» **Data section**:
◆ ◆ ◆ ◆ ◆ ◆ ◆

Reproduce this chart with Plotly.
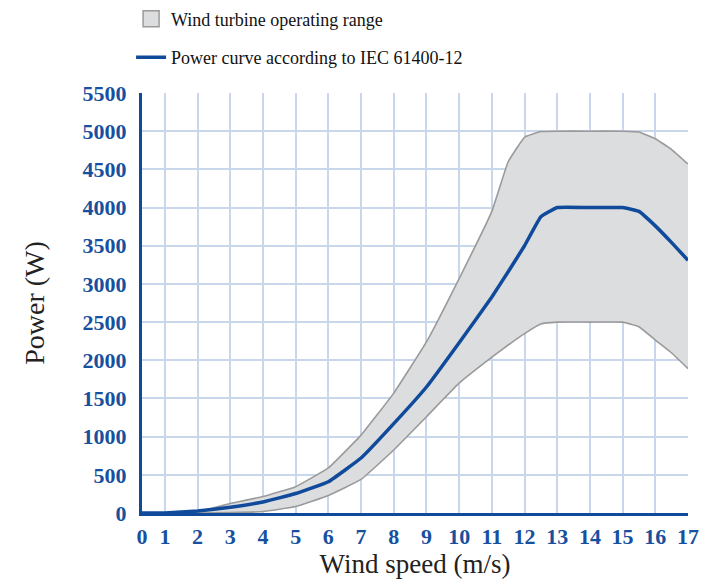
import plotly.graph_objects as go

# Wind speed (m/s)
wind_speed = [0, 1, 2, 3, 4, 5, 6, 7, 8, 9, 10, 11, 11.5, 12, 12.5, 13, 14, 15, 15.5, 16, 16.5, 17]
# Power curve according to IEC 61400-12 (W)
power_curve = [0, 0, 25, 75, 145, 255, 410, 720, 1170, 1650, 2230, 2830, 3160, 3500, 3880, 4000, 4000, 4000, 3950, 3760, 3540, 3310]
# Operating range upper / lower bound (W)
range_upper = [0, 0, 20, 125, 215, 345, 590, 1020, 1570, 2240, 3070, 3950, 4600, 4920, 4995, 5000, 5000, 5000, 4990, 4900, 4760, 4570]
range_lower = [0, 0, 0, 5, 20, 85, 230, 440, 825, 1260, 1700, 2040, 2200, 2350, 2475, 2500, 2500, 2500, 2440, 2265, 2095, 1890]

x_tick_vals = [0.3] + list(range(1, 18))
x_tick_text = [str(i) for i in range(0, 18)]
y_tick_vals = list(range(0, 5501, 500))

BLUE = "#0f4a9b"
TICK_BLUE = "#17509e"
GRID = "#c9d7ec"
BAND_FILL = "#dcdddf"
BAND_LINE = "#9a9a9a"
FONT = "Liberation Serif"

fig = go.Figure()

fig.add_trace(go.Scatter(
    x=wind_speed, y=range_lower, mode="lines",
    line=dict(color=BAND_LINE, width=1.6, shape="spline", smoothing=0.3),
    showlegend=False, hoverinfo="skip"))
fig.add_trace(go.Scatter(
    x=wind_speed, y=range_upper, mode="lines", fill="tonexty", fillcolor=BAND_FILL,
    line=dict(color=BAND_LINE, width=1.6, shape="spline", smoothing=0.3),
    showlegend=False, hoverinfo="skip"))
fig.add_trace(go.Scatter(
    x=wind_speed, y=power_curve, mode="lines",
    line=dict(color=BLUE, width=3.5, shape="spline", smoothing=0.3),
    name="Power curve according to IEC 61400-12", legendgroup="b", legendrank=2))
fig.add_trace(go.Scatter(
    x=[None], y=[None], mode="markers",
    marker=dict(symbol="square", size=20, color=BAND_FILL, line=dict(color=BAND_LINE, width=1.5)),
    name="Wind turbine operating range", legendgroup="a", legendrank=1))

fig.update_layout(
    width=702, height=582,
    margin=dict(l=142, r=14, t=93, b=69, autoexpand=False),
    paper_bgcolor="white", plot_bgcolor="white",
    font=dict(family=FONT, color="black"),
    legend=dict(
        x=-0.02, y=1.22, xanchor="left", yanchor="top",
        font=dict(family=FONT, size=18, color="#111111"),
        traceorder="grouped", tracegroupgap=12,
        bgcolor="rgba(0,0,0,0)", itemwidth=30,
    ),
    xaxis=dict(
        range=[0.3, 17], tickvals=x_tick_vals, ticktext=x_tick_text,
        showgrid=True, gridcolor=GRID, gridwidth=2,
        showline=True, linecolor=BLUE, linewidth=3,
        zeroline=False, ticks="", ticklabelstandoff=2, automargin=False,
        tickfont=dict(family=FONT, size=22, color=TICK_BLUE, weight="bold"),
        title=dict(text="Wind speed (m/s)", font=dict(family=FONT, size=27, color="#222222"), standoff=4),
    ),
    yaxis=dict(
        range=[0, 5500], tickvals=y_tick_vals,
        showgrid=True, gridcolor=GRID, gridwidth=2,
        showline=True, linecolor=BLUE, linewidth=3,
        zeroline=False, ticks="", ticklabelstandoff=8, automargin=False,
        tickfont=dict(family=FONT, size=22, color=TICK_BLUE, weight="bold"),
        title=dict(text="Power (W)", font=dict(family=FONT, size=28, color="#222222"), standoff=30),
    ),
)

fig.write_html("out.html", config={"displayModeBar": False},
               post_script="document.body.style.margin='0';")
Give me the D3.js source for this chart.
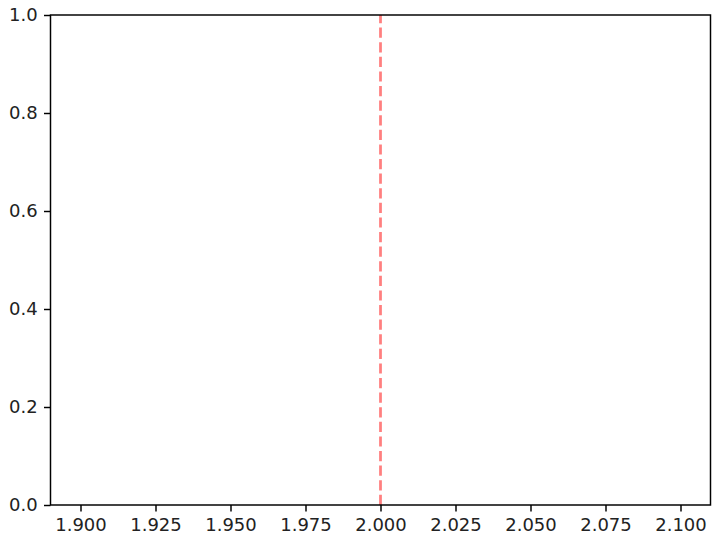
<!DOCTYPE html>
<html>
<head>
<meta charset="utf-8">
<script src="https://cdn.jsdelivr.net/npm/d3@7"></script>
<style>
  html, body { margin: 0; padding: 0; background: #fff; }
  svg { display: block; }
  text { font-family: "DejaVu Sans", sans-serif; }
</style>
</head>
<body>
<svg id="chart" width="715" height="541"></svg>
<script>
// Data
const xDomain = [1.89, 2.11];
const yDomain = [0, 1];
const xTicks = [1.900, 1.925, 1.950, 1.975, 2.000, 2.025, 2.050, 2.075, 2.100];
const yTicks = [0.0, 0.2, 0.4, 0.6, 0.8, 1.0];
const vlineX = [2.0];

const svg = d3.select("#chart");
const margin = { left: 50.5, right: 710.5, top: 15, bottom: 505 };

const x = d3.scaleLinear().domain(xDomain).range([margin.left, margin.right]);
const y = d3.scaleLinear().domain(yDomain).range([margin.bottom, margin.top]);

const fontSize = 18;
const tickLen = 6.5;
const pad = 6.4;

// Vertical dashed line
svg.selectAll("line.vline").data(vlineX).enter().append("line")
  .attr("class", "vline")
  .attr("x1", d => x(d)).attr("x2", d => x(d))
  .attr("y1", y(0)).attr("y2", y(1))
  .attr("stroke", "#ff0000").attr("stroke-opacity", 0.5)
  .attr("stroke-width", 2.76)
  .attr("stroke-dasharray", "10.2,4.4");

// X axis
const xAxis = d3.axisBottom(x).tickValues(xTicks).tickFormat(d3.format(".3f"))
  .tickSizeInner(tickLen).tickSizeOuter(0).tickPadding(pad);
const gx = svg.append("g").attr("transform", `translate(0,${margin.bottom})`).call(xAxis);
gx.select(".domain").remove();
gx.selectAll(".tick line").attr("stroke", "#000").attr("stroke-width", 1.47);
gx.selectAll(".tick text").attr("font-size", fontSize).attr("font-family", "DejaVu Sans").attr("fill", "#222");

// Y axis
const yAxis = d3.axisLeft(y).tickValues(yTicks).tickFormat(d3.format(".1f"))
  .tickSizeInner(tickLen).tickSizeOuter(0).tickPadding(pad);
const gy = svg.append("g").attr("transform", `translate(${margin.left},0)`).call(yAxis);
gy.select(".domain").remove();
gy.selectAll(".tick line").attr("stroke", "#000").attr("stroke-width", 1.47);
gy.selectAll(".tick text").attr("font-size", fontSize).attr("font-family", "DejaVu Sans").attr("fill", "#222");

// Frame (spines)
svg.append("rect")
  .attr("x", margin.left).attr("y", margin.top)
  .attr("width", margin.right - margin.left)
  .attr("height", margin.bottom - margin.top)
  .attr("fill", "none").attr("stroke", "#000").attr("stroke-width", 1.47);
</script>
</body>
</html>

◆ ◆ ◆ ◆ ◆ ◆ ◆

» **Problem requirements**:
Return the lines exactly as they stand, from the start of the entries through the line holding "2265, 2095, 1890]"; omit the pictures.

» **Problem solution**:
Reproduce this chart with Plotly.
import plotly.graph_objects as go

# Wind speed (m/s)
wind_speed = [0, 1, 2, 3, 4, 5, 6, 7, 8, 9, 10, 11, 11.5, 12, 12.5, 13, 14, 15, 15.5, 16, 16.5, 17]
# Power curve according to IEC 61400-12 (W)
power_curve = [0, 0, 25, 75, 145, 255, 410, 720, 1170, 1650, 2230, 2830, 3160, 3500, 3880, 4000, 4000, 4000, 3950, 3760, 3540, 3310]
# Operating range upper / lower bound (W)
range_upper = [0, 0, 20, 125, 215, 345, 590, 1020, 1570, 2240, 3070, 3950, 4600, 4920, 4995, 5000, 5000, 5000, 4990, 4900, 4760, 4570]
range_lower = [0, 0, 0, 5, 20, 85, 230, 440, 825, 1260, 1700, 2040, 2200, 2350, 2475, 2500, 2500, 2500, 2440, 2265, 2095, 1890]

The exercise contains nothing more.